Last year Leopardstown’s success with its established Thursday evening summer fixtures – which include post-race concerts – prompted the new Curragh to put a lot of resources into Friday evening dates.

It included four Friday evening fixtures in a row through August but the experiment was judged unsuccessful and Horse Racing Ireland reversed the trend for this year.

Suggestions that Leopardstown, which is run by HRI, was considering running the 2021 Dublin Racing Festival over Friday and Saturday has received a mostly cool response.

The trainer and RTÉ pundit Ted Walsh called it a “hare-brained” idea, pointing to regular traffic problems on the M50 on Fridays with the potential to affect access to the south Dublin course.

On Friday, Leopardstown's chief executive Tim Husbands stressed that any proposal to change the festival's structure is part of an overall review.

“It’s really just a thought piece at the moment, that’s all it is. I wouldn’t exaggerate its importance. It’s just a conversation we’re having as part of our normal review process,” he said.

“If you look at the statement I made I said if it’s not broken then there’s nothing to fix. We always review every race meeting, look at its performance each day, how it affects the industry etc. It’s really just a consideration. We’ve taken it no further.

“The first conversation looked at how we might increase the number of attendees, whether Friday was better than the Sunday, whether it created a different audience or not, which is where if it’s not broken don’t break it.

Balancing act

“We look at the attendances on the Sunday, (what) the profile of the racegoer was like, whether that would be different on the Friday: it’s a real balancing act, whether racegoers can come on the Sunday and can’t on the Friday,” Husbands commented.

Last Saturday’s Leopardstown programme ended shortly before the Ireland- Scotland rugby international kicked off in Dublin.

However Husbands believes that such sporting competition didn’t affect the crowd and instead, along with a post race concert, helped attendance levels.

“We benefitted from the fact that this year there was a rugby match taking place. We created some additional interest by having Aslan play which gives a different audience.

“It all appealed to a wide variety of racegoers, either industry-led ones or those with a casual interest who wanted to enjoy a sporting occasion and were also able to enjoy the rugby with a large group of people and then go to a concert.

“I think it was a coming together of a whole number of different audiences,” he added.

This weekend's domestic feature is Sunday's €100,000 Boylesports Grand National Trial where Gordon Elliott will have a handful of contenders to try and win the marathon slog for a third year in a row.

The best of his quintet could be Minella Till Dawn, raised a stone in the ratings for winning at Cork last month but who subsequently missed out on a place in Gowran’s Thyestes Chase.

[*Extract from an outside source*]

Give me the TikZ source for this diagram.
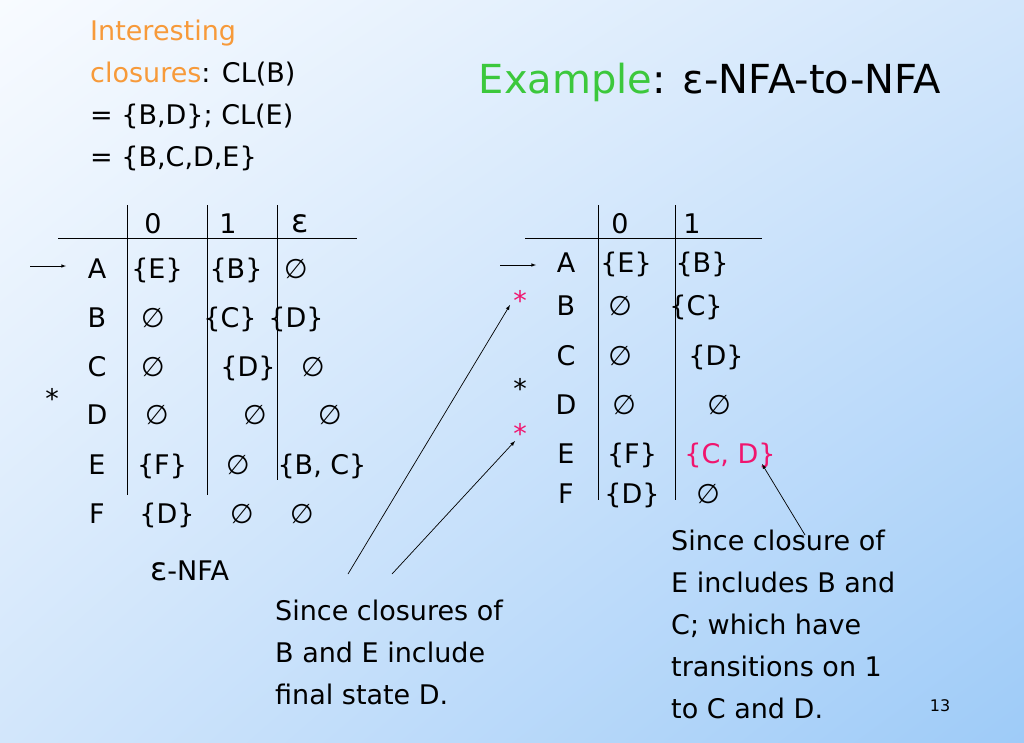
\documentclass[tikz,border=0pt]{standalone}
\usepackage{fontspec}
\setmainfont{DejaVu Sans}
\usetikzlibrary{shadings}
\begin{document}
\begin{tikzpicture}[x=1pt,y=-1pt,
  t/.style={font=\fontsize{27}{30}\selectfont,inner sep=0pt,anchor=base},
  tl/.style={t,anchor=base west},
  ln/.style={line width=0.8pt},
  call/.style={line width=0.7pt,-latex}]
\definecolor{org}{HTML}{F79A3A}
\definecolor{grn}{HTML}{3CC83C}
\definecolor{pnk}{HTML}{F0156E}
\definecolor{bgA}{HTML}{F8FBFF}
\definecolor{bgB}{HTML}{D2E6FB}
\definecolor{bgC}{HTML}{9ECBF8}
\shade[upper left=bgA,upper right=bgB,lower left=bgB,lower right=bgC] (0,0) rectangle (1024,742);
\useasboundingbox (0,0) rectangle (1024,742);
% top-left text
\node[tl,text=org] (i1) at (90,40) {Interesting};
\node[tl] (i2) at (90,82) {\textcolor{org}{closures}: CL(B)};
\node[tl] (i3) at (90,124) {= \{B,D\}; CL(E)};
\node[tl] (i4) at (90,166) {= \{B,C,D,E\}};
\node[font=\fontsize{40}{44}\selectfont,inner sep=0pt,anchor=base] (ti) at (710,93) {\textcolor{grn}{Example}: ε-NFA-to-NFA};
% left table
\draw[ln] (127,205) -- (127,495) (207,205) -- (207,495) (277,205) -- (277,480);
\draw[ln] (58,238) -- (357,238);
\node[t] (lh0) at (153,233) {0};
\node[t] (lh1) at (228,233) {1};
\node[t,font=\fontsize{32}{34}\selectfont] (lh2) at (300,232) {ε};
\foreach \r/\y in {A/278,B/327,C/376,D/424,E/474,F/523}{
  \node[t] (lr\r) at (97,\y) {\r};
}
\node[t] (la0) at (157,278) {\{E\}};
\node[t] (la1) at (236,278) {\{B\}};
\node[t] (la2) at (296,278) {∅};
\node[t] (lb0) at (153,327) {∅};
\node[t] (lb1) at (230,327) {\{C\}};
\node[t] (lb2) at (296,327) {\{D\}};
\node[t] (lc0) at (153,376) {∅};
\node[t] (lc1) at (248,376) {\{D\}};
\node[t] (lc2) at (313,376) {∅};
\node[t] (ld0) at (157,424) {∅};
\node[t] (ld1) at (255,424) {∅};
\node[t] (ld2) at (330,424) {∅};
\node[t] (le0) at (162,474) {\{F\}};
\node[t] (le1) at (238,474) {∅};
\node[t] (le2) at (322,474) {\{B, C\}};
\node[t] (lf0) at (167,523) {\{D\}};
\node[t] (lf1) at (242,523) {∅};
\node[t] (lf2) at (302,523) {∅};
\coordinate (la) at (30,266);
\draw[line width=0.6pt,-latex] (la) -- (66,266);
\node[t] (ls) at (52,408) {*};
\node[tl] (lab) at (150,580) {{\fontsize{32}{34}\selectfont ε}-NFA};
% right table
\draw[ln] (598,205) -- (598,500) (675,205) -- (675,500);
\draw[ln] (525,238) -- (762,238);
\node[t] (rh0) at (620,233) {0};
\node[t] (rh1) at (692,233) {1};
\foreach \r/\y in {A/272,B/315,C/365,D/414,E/463,F/503}{\node[t] (rr\r) at (566,\y) {\r};}
\node[t] (ra0) at (626,272) {\{E\}};
\node[t] (ra1) at (702,272) {\{B\}};
\node[t] (rb0) at (620,315) {∅};
\node[t] (rb1) at (696,315) {\{C\}};
\node[t] (rc0) at (620,365) {∅};
\node[t] (rc1) at (716,365) {\{D\}};
\node[t] (rd0) at (624,414) {∅};
\node[t] (rd1) at (719,414) {∅};
\node[t] (re0) at (632,463) {\{F\}};
\node[t,text=pnk] (re1) at (730,463) {\{C, D\}};
\node[t] (rf0) at (632,503) {\{D\}};
\node[t] (rf1) at (708,503) {∅};
\coordinate (ra) at (500,265);
\draw[line width=0.6pt,-latex] (ra) -- (536,265);
\node[t,text=pnk] (rs1) at (520,310) {*};
\node[t] (rs2) at (520,398) {*};
\node[t,text=pnk] (rs3) at (520,443) {*};
% bottom notes
\node[tl] (n1) at (275,620) {Since closures of};
\node[tl] (n2) at (275,662) {B and E include};
\node[tl] (n3) at (275,704) {final state D.};
\node[tl] (m1) at (671,550) {Since closure of};
\node[tl] (m2) at (671,592) {E includes B and};
\node[tl] (m3) at (671,634) {C; which have};
\node[tl] (m4) at (671,676) {transitions on 1};
\node[tl] (m5) at (671,718) {to C and D.};
\node[font=\fontsize{16}{18}\rmfamily\selectfont,inner sep=0pt] (pg) at (940,706) {13};
\coordinate (c1) at (348,574);
\coordinate (c2) at (392,574);
\coordinate (c3) at (805,535);
\draw[call] (c1) -- (510,305);
\draw[call] (c2) -- (515,441);
\draw[call] (c3) -- (762,464);
\end{tikzpicture}
\end{document}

Elliott also looks to hold a good chance in a maiden hurdle with Pencilfulloflead now that Davy Russell’s mount is upped half a mile in trip.

Having a distant view of Asterion Forlonge over the minimum trip last time looks a lot different now the latter is a proven Grade One winner.

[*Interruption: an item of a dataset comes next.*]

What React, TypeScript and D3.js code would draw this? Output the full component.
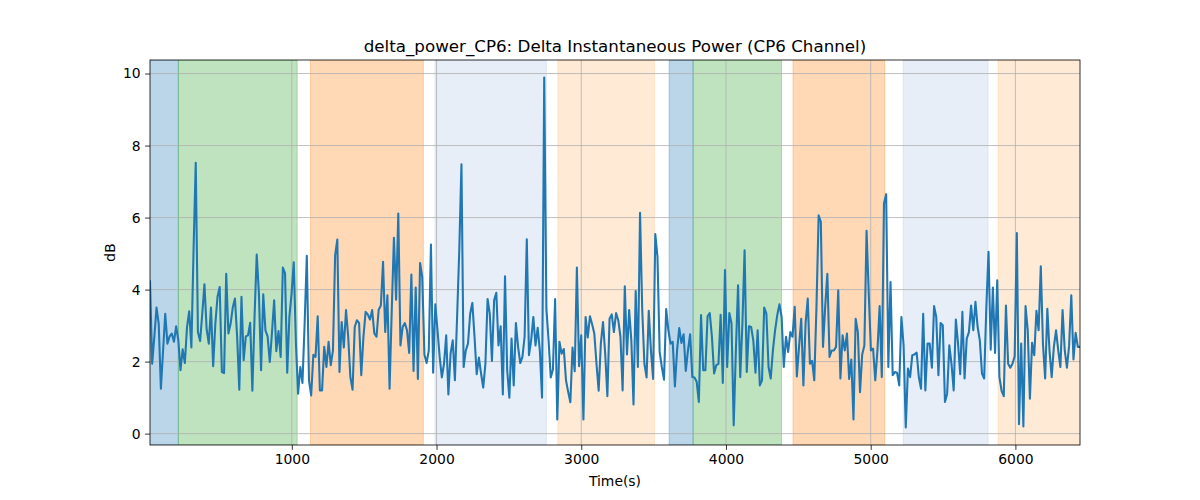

Cheltenham festival clues could be few and far between although Ferney Hollow’s bumper appearance may count.

The highly-regarded point to point scorer hasn’t looked straightforward in two racecourse starts to date and sports a first-time hood on Sunday. Current 16-1 odds for the Cheltenham bumper could be slashed if he wins impressively in the headgear.

Willie Mullins flies the Irish flag on his own with the maiden Ciel De Neige in Saturday's Betfair Hurdle at Newbury.

Beaten at odds of 1-4 on his last start in Limerick maiden over Christmas, Ciel De Neige will be ridden by Aidan Coleman. Barry Geraghty is on the other McManus hope Never Adapt.

There is other Irish cross-channel interest on Saturday with John Queally’s Djingle taking his chance in Warwick’s Grade Two Kingmaker Novice Chase.

The Roscommon Grade Three winner last ran behind Notebook in Leopardstown’s St Stephen’s Day feature.